How much capital is typically needed to open a zipline and adventure park? Total investment usually falls between $500,000 and $2 million for a modest park, and can exceed $5 million for larger, multi-course destinations. Land costs vary wildly by region, while course hardware, safety systems, and guest infrastructure (parking, restrooms, check-in) make up the bulk of the expense.
What are the biggest ongoing operational costs? Staffing is the largest recurring expense, often 40% to 60% of revenue, since you need trained guides, safety monitors, and front-desk personnel. Insurance premiums for this type of attraction can run $30,000 to $100,000+ annually, and regular equipment inspections and replacement parts add 5% to 10% of gross revenue.
How many guests per day does a park need to break even? A typical small-to-mid-size park needs 80 to 150 paying guests per day during peak season to cover fixed costs. This number depends heavily on ticket prices (usually $40 to $80 per person) and the length of your operating season, which may be only 6 to 8 months in colder climates.
What is the most effective way to fill weekday and shoulder-season demand? Group sales—school field trips, corporate team-building, birthday parties, and summer camps—are the primary revenue stabilizer. Many parks generate 30% to 50% of total revenue from pre-booked groups, which can fill midweek slots that would otherwise go empty.
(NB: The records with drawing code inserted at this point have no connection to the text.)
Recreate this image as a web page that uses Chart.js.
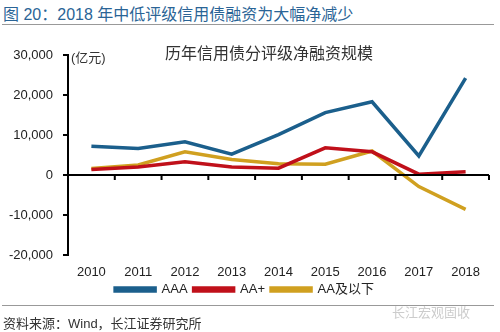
<!DOCTYPE html>
<html>
<head>
<meta charset="utf-8">
<script src="https://cdn.jsdelivr.net/npm/chart.js@4"></script>
<style>
    body { margin: 0; background: #fff; font-family: "Liberation Sans", "Noto Sans CJK SC", sans-serif; }
    #wrap { position: relative; width: 500px; height: 332px; overflow: hidden; }
    #head { position: absolute; left: 3px; top: 1px; font-size: 16px; color: #2a6496; font-family: "Liberation Sans", "Noto Sans CJK SC"; white-space: nowrap; }
    .rule { position: absolute; left: 2px; width: 492px; height: 1px; background: #999; }
    #src { position: absolute; left: 3px; top: 313px; font-size: 13px; color: #333; white-space: nowrap; }
    #mark { position: absolute; left: 392px; top: 302px; font-size: 13px; color: #ccc; white-space: nowrap; }
    #unit { position: absolute; left: 71px; top: 47px; font-size: 13px; color: #333; }
    #ctitle { position: absolute; left: 165px; top: 40px; font-size: 16px; color: #333; white-space: nowrap; }
    canvas { position: absolute; left: 0; top: 0; }
</style>
</head>
<body>
<div id="wrap">
    <div id="head">图 20：2018 年中低评级信用债融资为大幅净减少</div>
    <div class="rule" style="top:24px"></div>
    <canvas id="myChart" width="500" height="332"></canvas>
    <div id="unit">(亿元)</div>
    <div id="ctitle">历年信用债分评级净融资规模</div>
    <div class="rule" style="top:305px"></div>
    <div id="src">资料来源：Wind，长江证券研究所</div>
    <div id="mark">长江宏观固收</div>
</div>
<script>
const years = ['2010', '2011', '2012', '2013', '2014', '2015', '2016', '2017', '2018'];
const aaa = [7200, 6600, 8300, 5200, 10100, 15600, 18300, 4750, 24200];
const aaPlus = [1400, 2000, 3300, 2000, 1700, 6800, 5800, 200, 800];
const aaBelow = [1600, 2500, 5800, 3900, 2800, 2700, 6000, -2900, -8600];
const seriesNames = ['AAA', 'AA+', 'AA及以下'];
const seriesColors = ['#1b5f8c', '#c0101a', '#d0a020'];

// 零轴和刻度线
const zeroAxis = {
    id: 'zeroAxis',
    afterDatasetsDraw(chart) {
        const { ctx, chartArea, scales } = chart;
        const y0 = scales.y.getPixelForValue(0);
        const step = (chartArea.right - chartArea.left) / years.length;
        ctx.save();
        ctx.strokeStyle = '#000';
        ctx.lineWidth = 2;
        ctx.beginPath();
        ctx.moveTo(chartArea.left, y0);
        ctx.lineTo(chartArea.right, y0);
        for (let i = 1; i <= years.length; i++) {
            let x = chartArea.left + i * step;
            ctx.moveTo(x, y0);
            ctx.lineTo(x, y0 + 5);
        }
        ctx.stroke();
        ctx.restore();
    }
};

const allData = [aaa, aaPlus, aaBelow];
let datasets = [];
for (let i = 0; i < allData.length; i++) {
    datasets.push({
        label: seriesNames[i],
        data: allData[i],
        borderColor: seriesColors[i],
        backgroundColor: seriesColors[i],
        borderWidth: 3.5,
        pointRadius: 0,
        tension: 0
    });
}

const ctx = document.getElementById('myChart').getContext('2d');
new Chart(ctx, {
    type: 'line',
    data: { labels: years, datasets: datasets },
    plugins: [zeroAxis],
    options: {
        responsive: false,
        animation: false,
        layout: { padding: { top: 55, right: 11, bottom: 26, left: 0 } },
        scales: {
            x: {
                offset: true,
                grid: { display: false, offset: true },
                border: { display: false },
                ticks: { color: '#222', font: { size: 13, family: 'Liberation Sans' }, maxRotation: 0, padding: 2 },
                afterFit: function (scale) { scale.height = 22; }
            },
            y: {
                min: -20000,
                max: 30000,
                grid: { drawOnChartArea: false, drawTicks: true, tickLength: 5, color: '#000', lineWidth: 2 },
                border: { color: '#000', width: 2 },
                ticks: {
                    stepSize: 10000,
                    color: '#222',
                    padding: 10,
                    font: { size: 13, family: 'Liberation Sans' },
                    callback: function (v) { return v.toLocaleString('en-US'); }
                },
                afterFit: function (scale) { scale.width = 68; }
            }
        },
        plugins: {
            legend: {
                position: 'bottom',
                labels: {
                    boxWidth: 40,
                    boxHeight: 3,
                    padding: 6,
                    color: '#222',
                    font: { size: 13, family: 'Liberation Sans, Noto Sans CJK SC' }
                }
            },
            tooltip: { enabled: false }
        }
    }
});
</script>
</body>
</html>
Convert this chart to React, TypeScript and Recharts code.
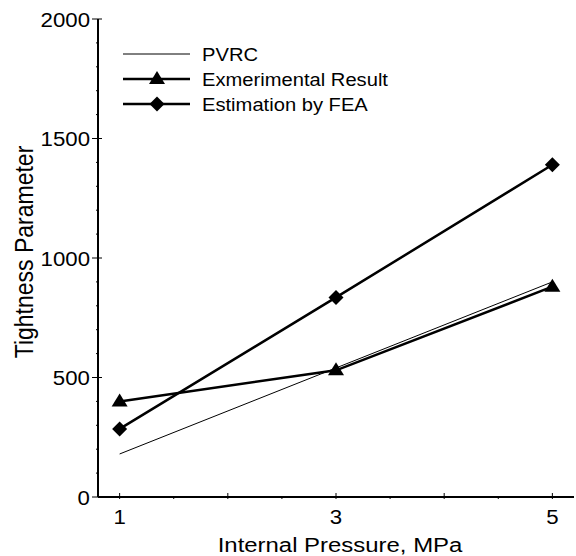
import { Legend, Line, LineChart, XAxis, YAxis } from "recharts";

const pressure = [1, 3, 5];
const pvrc = [180, 540, 900];
const experimental = [400, 530, 880];
const fea = [285, 835, 1390];

const xTicks = [1, 1.5, 2, 2.5, 3, 3.5, 4, 4.5, 5];
const xLabels = [1, 3, 5];
const yTicks = [0, 100, 200, 300, 400, 500, 600, 700, 800, 900, 1000, 1100, 1200, 1300, 1400, 1500, 1600, 1700, 1800, 1900, 2000];
const yLabels = [0, 500, 1000, 1500, 2000];

const data = pressure.map((p, i) => ({ p, pvrc: pvrc[i], exp: experimental[i], fea: fea[i] }));

const FONT = "'Liberation Sans', Arial, sans-serif";

// the source figure's text is a bit wider than plain Arial
function WideText({ x, y, sx, size, anchor, rotate, children }: any) {
  const rot = rotate ? ` rotate(${rotate})` : "";
  return (
    <text
      transform={`translate(${x},${y}) scale(${sx},1)${rot}`}
      textAnchor={anchor || "start"}
      fontSize={size}
      fill="#000"
      fontFamily={FONT}
    >
      {children}
    </text>
  );
}

function Triangle({ cx, cy }: { cx: number; cy: number }) {
  return <path d={`M${cx},${cy - 8} L${cx + 8},${cy + 5} L${cx - 8},${cy + 5} Z`} fill="#000" />;
}

function Diamond({ cx, cy }: { cx: number; cy: number }) {
  return <path d={`M${cx},${cy - 7.5} L${cx + 7.5},${cy} L${cx},${cy + 7.5} L${cx - 7.5},${cy} Z`} fill="#000" />;
}

const BottomTick = ({ x, y, payload }: any) => {
  const v = payload.value;
  const major = Number.isInteger(v);
  return (
    <g>
      <line x1={x} x2={x} y1={y} y2={y - (major ? 6 : 3)} stroke="#000" />
      {xLabels.includes(v) && (
        <WideText x={x} y={y + 25} sx={1.06} size={21} anchor="middle">
          {v}
        </WideText>
      )}
    </g>
  );
};

const TopTick = ({ x, y, payload }: any) => {
  const major = Number.isInteger(payload.value);
  return <line x1={x} x2={x} y1={y} y2={y + (major ? 6 : 3)} stroke="#000" />;
};

const LeftTick = ({ x, y, payload }: any) => {
  const v = payload.value;
  const major = yLabels.includes(v);
  return (
    <g>
      {major ? (
        <line x1={x - 4} x2={x + 6} y1={y} y2={y} stroke="#000" />
      ) : (
        <line x1={x} x2={x + 3} y1={y} y2={y} stroke="#000" />
      )}
      {major && (
        <WideText x={x - 6} y={y + 7.5} sx={1.06} size={21} anchor="end">
          {v}
        </WideText>
      )}
    </g>
  );
};

const RightTick = ({ x, y, payload }: any) => {
  const major = yLabels.includes(payload.value);
  return <line x1={x} x2={x - (major ? 6 : 3)} y1={y} y2={y} stroke="#000" />;
};

const XTitle = ({ viewBox }: any) => (
  <WideText x={viewBox.x + viewBox.width / 2 + 4} y={viewBox.y + 55} sx={1.14} size={21} anchor="middle">
    Internal Pressure, MPa
  </WideText>
);

const YTitle = ({ viewBox }: any) => (
  <WideText x={viewBox.x + 33} y={viewBox.y + viewBox.height / 2 - 6} sx={1.14} size={23} anchor="middle" rotate={-90}>
    Tightness Parameter
  </WideText>
);

const legendRows = [
  { name: "PVRC", width: 1, marker: null },
  { name: "Exmerimental Result", width: 2.5, marker: "triangle" },
  { name: "Estimation by FEA", width: 2.5, marker: "diamond" },
];

const LegendBox = () => (
  <svg width={300} height={80}>
    {legendRows.map((r, i) => {
      const y = 12 + 25 * i;
      return (
        <g key={r.name}>
          <line x1={8} x2={75} y1={y} y2={y} stroke="#000" strokeWidth={r.width} />
          {r.marker === "triangle" && <Triangle cx={42} cy={y} />}
          {r.marker === "diamond" && <Diamond cx={42} cy={y} />}
          <WideText x={87} y={y + 6.5} sx={1.09} size={18.5}>
            {r.name}
          </WideText>
        </g>
      );
    })}
  </svg>
);

export default function App() {
  return (
    <div style={{ position: "absolute", left: 0, top: 0, background: "#fff" }}>
      <LineChart width={576} height={556} data={data} margin={{ top: 19, right: 2, bottom: 0, left: 0 }} style={{ fontFamily: FONT }}>
        <XAxis
          dataKey="p"
          type="number"
          domain={[0.8, 5.2]}
          ticks={xTicks}
          interval={0}
          height={59}
          tickSize={0}
          tickLine={false}
          tick={<BottomTick />}
          axisLine={{ stroke: "#000", strokeWidth: 2 }}
          label={<XTitle />}
        />
        <XAxis
          xAxisId="top"
          orientation="top"
          type="number"
          domain={[0.8, 5.2]}
          ticks={xTicks}
          interval={0}
          height={0}
          tickSize={0}
          tickLine={false}
          tick={<TopTick />}
          axisLine={{ stroke: "#000", strokeWidth: 2 }}
        />
        <YAxis
          type="number"
          domain={[0, 2000]}
          ticks={yTicks}
          interval={0}
          width={98}
          tickSize={0}
          tickLine={false}
          tick={<LeftTick />}
          axisLine={{ stroke: "#000", strokeWidth: 2 }}
          label={<YTitle />}
        />
        <YAxis
          yAxisId="right"
          orientation="right"
          type="number"
          domain={[0, 2000]}
          ticks={yTicks}
          interval={0}
          width={0}
          tickSize={0}
          tickLine={false}
          tick={<RightTick />}
          axisLine={{ stroke: "#000", strokeWidth: 2 }}
        />
        <Legend layout="vertical" align="center" verticalAlign="middle" content={<LegendBox />} wrapperStyle={{ left: 115, top: 42, width: 300 }} />
        <Line type="linear" dataKey="pvrc" stroke="#000" strokeWidth={1} dot={false} activeDot={false} isAnimationActive={false} />
        <Line
          type="linear"
          dataKey="exp"
          stroke="#000"
          strokeWidth={2.5}
          dot={(p: any) => <Triangle key={`t${p.index}`} cx={p.cx} cy={p.cy} />}
          activeDot={false}
          isAnimationActive={false}
        />
        <Line
          type="linear"
          dataKey="fea"
          stroke="#000"
          strokeWidth={2.5}
          dot={(p: any) => <Diamond key={`d${p.index}`} cx={p.cx} cy={p.cy} />}
          activeDot={false}
          isAnimationActive={false}
        />
      </LineChart>
    </div>
  );
}
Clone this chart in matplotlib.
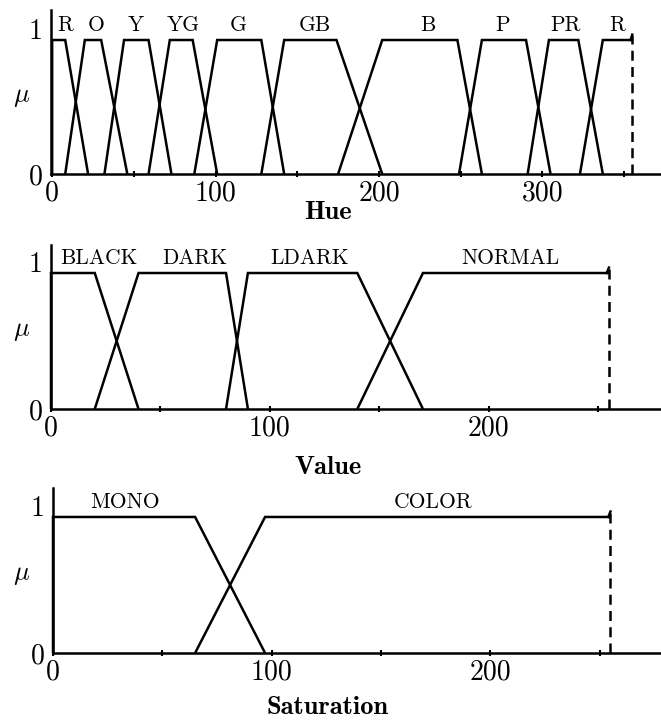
import matplotlib
matplotlib.use("Agg")
import matplotlib.pyplot as plt
from matplotlib.transforms import ScaledTranslation

plt.rcParams["mathtext.fontset"] = "cm"
plt.rcParams["axes.unicode_minus"] = False

# ---- fuzzy membership functions (trapezoids a-b-c-d) ----
hue_names = ["R", "O", "Y", "YG", "G", "GB", "B", "P", "PR", "R"]
hue_a = [0, 8, 32, 59, 87, 128, 175, 249, 291, 323]
hue_b = [0, 20, 44, 72, 101, 142, 202, 263, 304, 337]
hue_c = [8, 30, 59, 86, 128, 174, 248, 290, 322, 355]
hue_d = [22, 46, 73, 101, 142, 202, 263, 305, 337, 355]
hue_label_x = [8, 27, 51, 80, 114, 161, 230, 276, 314, 346]
hue_max = 355
hue_ticks = [0, 100, 200, 300]

value_names = ["BLACK", "DARK", "LDARK", "NORMAL"]
value_a = [0, 20, 80, 140]
value_b = [0, 40, 90, 170]
value_c = [20, 80, 140, 255]
value_d = [40, 90, 170, 255]
value_label_x = [22, 66, 118, 210]
value_max = 255
value_ticks = [0, 100, 200]

sat_names = ["MONO", "COLOR"]
sat_a = [0, 65]
sat_b = [0, 97]
sat_c = [65, 255]
sat_d = [97, 255]
sat_label_x = [33, 174]
sat_max = 255
sat_ticks = [0, 100, 200]

W, H = 661, 722
fig = plt.figure(figsize=(W / 100, H / 100), dpi=100)

LW = 1.8
TICK_FS = 20
NAME_FS = 15.5
TITLE_FS = 19


def add_axes_px(left, right, bottom, top):
    return fig.add_axes([left / W, 1 - bottom / H, (right - left) / W, (bottom - top) / H])


def draw_panel(ax, names, a, b, c, d, label_x, vmax, ticks, xlim, ytop):
    for i in range(len(names)):
        xs = [a[i], b[i], c[i], d[i]]
        ys = [0, 1, 1, 0]
        if c[i] == d[i]:
            xs, ys = xs[:3], ys[:3]
        ax.plot(xs, ys, color="black", lw=LW, solid_joinstyle="miter",
                solid_capstyle="butt", clip_on=False)
        ax.text(label_x[i], 1.11, names[i], ha="center", va="center",
                fontsize=NAME_FS, family="cmr10")
    # upper end of the range
    ax.plot([vmax, vmax], [0, 1.04], color="black", lw=LW, ls=(0, (4, 2.5)))
    ax.plot([vmax - 1, vmax], [1.0, 1.04], color="black", lw=LW)

    ax.set_xlim(*xlim)
    ax.set_ylim(0, ytop)
    ax.set_xticks(ticks)
    ax.set_xticklabels([str(t) for t in ticks], family="cmr10", fontsize=TICK_FS)
    minor = [t + 50 for t in ticks if t + 50 <= vmax]
    ax.set_xticks(minor, minor=True)
    ax.tick_params(axis="x", which="both", direction="inout", length=5,
                   width=1.5, pad=2)
    ax.set_yticks([0, 1])
    ax.set_yticklabels(["0", "1"], family="cmr10", fontsize=TICK_FS)
    ax.tick_params(axis="y", length=0, pad=6)
    one = ax.get_yticklabels()[1]
    one.set_transform(one.get_transform() + ScaledTranslation(0, 8 / 72, fig.dpi_scale_trans))
    for s in ("top", "right"):
        ax.spines[s].set_visible(False)
    for s in ("left", "bottom"):
        ax.spines[s].set_linewidth(LW)
        ax.spines[s].set_color("black")
    ax.patch.set_visible(False)


# Hue
ax1 = add_axes_px(51, 661, 174, 10)
draw_panel(ax1, hue_names, hue_a, hue_b, hue_c, hue_d, hue_label_x,
           hue_max, hue_ticks, (-0.7, 372.6), 1.224)

# Value
ax2 = add_axes_px(51, 661, 409, 245)
draw_panel(ax2, value_names, value_a, value_b, value_c, value_d, value_label_x,
           value_max, value_ticks, (0, 278.8), 1.206)

# Saturation
ax3 = add_axes_px(53, 661, 653, 488)
draw_panel(ax3, sat_names, sat_a, sat_b, sat_c, sat_d, sat_label_x,
           sat_max, sat_ticks, (0, 278.1), 1.213)

for title, ty, muy in (("Hue", 212, 96), ("Value", 467, 330), ("Saturation", 707, 574)):
    fig.text(328 / W, 1 - ty / H, title, ha="center", va="center",
             fontsize=TITLE_FS, family="cmb10")
    fig.text(22 / W, 1 - muy / H, r"$\mu$", ha="center", va="center", fontsize=19)

fig.savefig("out.png", dpi=100)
How do safety regulations and insurance requirements differ by region? All parks in the U.S. should follow ACCT (Association for Challenge Course Technology) standards and ASTM International guidelines, but local building codes and state amusement ride laws vary significantly. Some states require annual third-party inspections, while others have no specific oversight, but most insurers will demand ACCT-compliant design and maintenance regardless of local law.